Arbitrability of Legal Challenges
The court addressed the plaintiffs' assertion that the entire loan agreement, including the arbitration clause, was illegal due to the defendants' unlicensed lending practices, which had been declared unlawful by the Pennsylvania Supreme Court. However, the court clarified that the determination of whether the loan agreements were illegal was a question for the arbitrator to resolve, not the court. It cited the precedent set by Buckeye Check Cashing, Inc. v. Cardegna, which established that challenges to the validity of the entire agreement fall within the arbitrator's purview. The court maintained that speculation about how the arbitrator might interpret the legality of the agreements did not affect the court's obligation to compel arbitration.
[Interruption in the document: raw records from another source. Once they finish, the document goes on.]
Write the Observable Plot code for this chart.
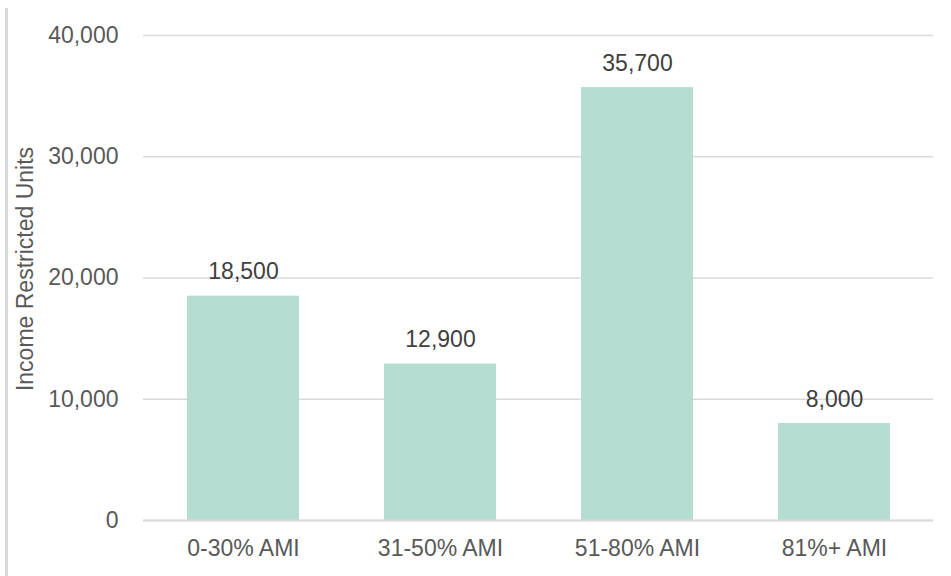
<!DOCTYPE html>
<html>
<head>
<meta charset="utf-8">
<script src="https://cdn.jsdelivr.net/npm/d3@7"></script>
<script src="https://cdn.jsdelivr.net/npm/@observablehq/plot@0.6"></script>
<style>
  html, body { margin: 0; padding: 0; background: #fff; }
  #wrap { position: relative; width: 951px; height: 576px; overflow: hidden; background: #fff; }
  #chart { position: absolute; left: 0; top: 0; }
  #frame { position: absolute; left: 5px; top: 8px; width: 3px; bottom: 0; background: #d9d9d9; }
</style>
</head>
<body>
<div id="wrap"><div id="chart"></div><div id="frame"></div></div>
<script>
// Income-restricted units by AMI band
const categories = ["0-30% AMI", "31-50% AMI", "51-80% AMI", "81%+ AMI"];
const units = [18500, 12900, 35700, 8000];
const yTicks = [0, 10000, 20000, 30000, 40000];
const yTitle = "Income Restricted Units";

const rows = categories.map((c, i) => ({category: c, units: units[i]}));
const fmt = d3.format(",");
const font = "'Liberation Sans', Arial, sans-serif";

const chart = Plot.plot({
  width: 951,
  height: 576,
  marginLeft: 143,
  marginRight: 18,
  marginTop: 35,
  marginBottom: 56,
  style: {fontFamily: font, fontSize: "23px", color: "#595959", background: "transparent"},
  x: {domain: categories, paddingInner: 0.433, paddingOuter: 0.2165, label: null},
  y: {domain: [0, 40000], label: null},
  marks: [
    Plot.gridY(yTicks, {stroke: "#d9d9d9", strokeOpacity: 1, strokeWidth: 1.5}),
    Plot.barY(rows, {x: "category", y: "units", fill: "#b5ddd1"}),
    Plot.ruleY([0], {stroke: "#d9d9d9", strokeWidth: 2}),
    Plot.text(rows, {x: "category", y: "units", text: d => fmt(d.units), lineAnchor: "bottom", dy: -17, fill: "#404040", fontSize: 23}),
    Plot.axisY(yTicks, {tickSize: 0, tickPadding: 25, tickFormat: fmt, fontSize: 23, fill: "#595959", label: null}),
    Plot.axisX({tickSize: 0, tickPadding: 19, fontSize: 23, fill: "#595959", label: null}),
    Plot.text([yTitle], {frameAnchor: "left", textAnchor: "middle", lineAnchor: "middle", rotate: -90, dx: -118, dy: -9, fontSize: 23, fill: "#595959"})
  ]
});
document.getElementById("chart").appendChild(chart);
</script>
</body>
</html>
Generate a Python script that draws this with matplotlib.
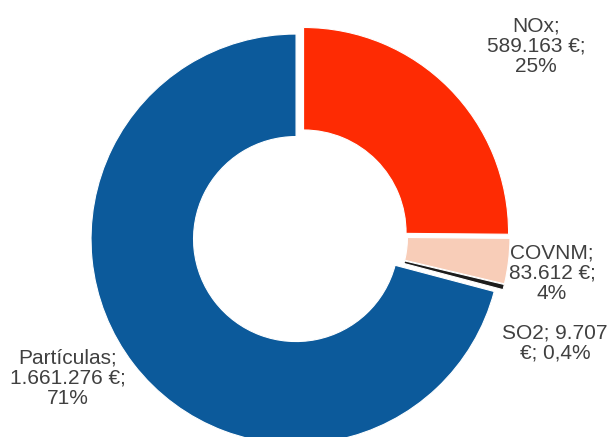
import matplotlib
matplotlib.use("Agg")
import matplotlib.pyplot as plt

# Emission costs by pollutant
categories = ["NOx", "COVNM", "SO2", "Partículas"]
values = [589163, 83612, 9707, 1661276]
colors = ["#FE2B03", "#F8CDB8", "#1C1C1C", "#0C5A9B"]
labels = [
    "NOx;\n589.163 €;\n25%",
    "COVNM;\n83.612 €;\n4%",
    "SO2; 9.707\n€; 0,4%",
    "Partículas;\n1.661.276 €;\n71%",
]

W, H = 608, 437
fig = plt.figure(figsize=(W / 100, H / 100), dpi=100)
ax = fig.add_axes([0, 0, 1, 1])

# axes units equal pixels, so radius and offsets are in px
center = (300, H - 236)
radius = 205

ax.pie(
    values,
    colors=colors,
    startangle=90,
    counterclock=False,
    explode=[5] * len(values),
    radius=radius,
    center=center,
    wedgeprops=dict(width=radius * 0.5, edgecolor="white", linewidth=0.8),
)

ax.set_aspect("auto")
ax.set_xlim(0, W)
ax.set_ylim(0, H)
ax.axis("off")

label_pos = [(536, H - 46), (552, H - 273), (555, H - 343), (68, H - 378)]
for text, (x, y) in zip(labels, label_pos):
    ax.text(x, y, text, ha="center", va="center", fontsize=15,
            family="Liberation Sans", color="#404040", linespacing=1.08)

fig.savefig("out.png", dpi=100)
The court underscored that the validity of the arbitration clause and its enforceability should be considered separate from the substantive legality of the loan agreements themselves. Therefore, it concluded that the motion to compel arbitration should be granted, allowing the plaintiffs' claims to be addressed within the arbitration framework.
Conclusion of the Court
In conclusion, the U.S. District Court for the Eastern District of Pennsylvania ruled that the arbitration clause was valid and enforceable under the FAA. The court granted the defendants' motion to compel individual arbitration and stayed the litigation pending the completion of the arbitration process. This decision affirmed the importance of arbitration agreements in commercial transactions and reinforced the federal policy favoring arbitration as a means of resolving disputes. By compelling arbitration, the court effectively separated the issues of arbitration validity from the substantive legal challenges posed by the plaintiffs, directing that any concerns regarding the legality of the loan agreements be resolved through arbitration rather than litigation in court. The court's ruling highlighted the judiciary's limited role in interfering with the arbitration process once an enforceable agreement is established, thereby upholding the contractual rights of the parties involved.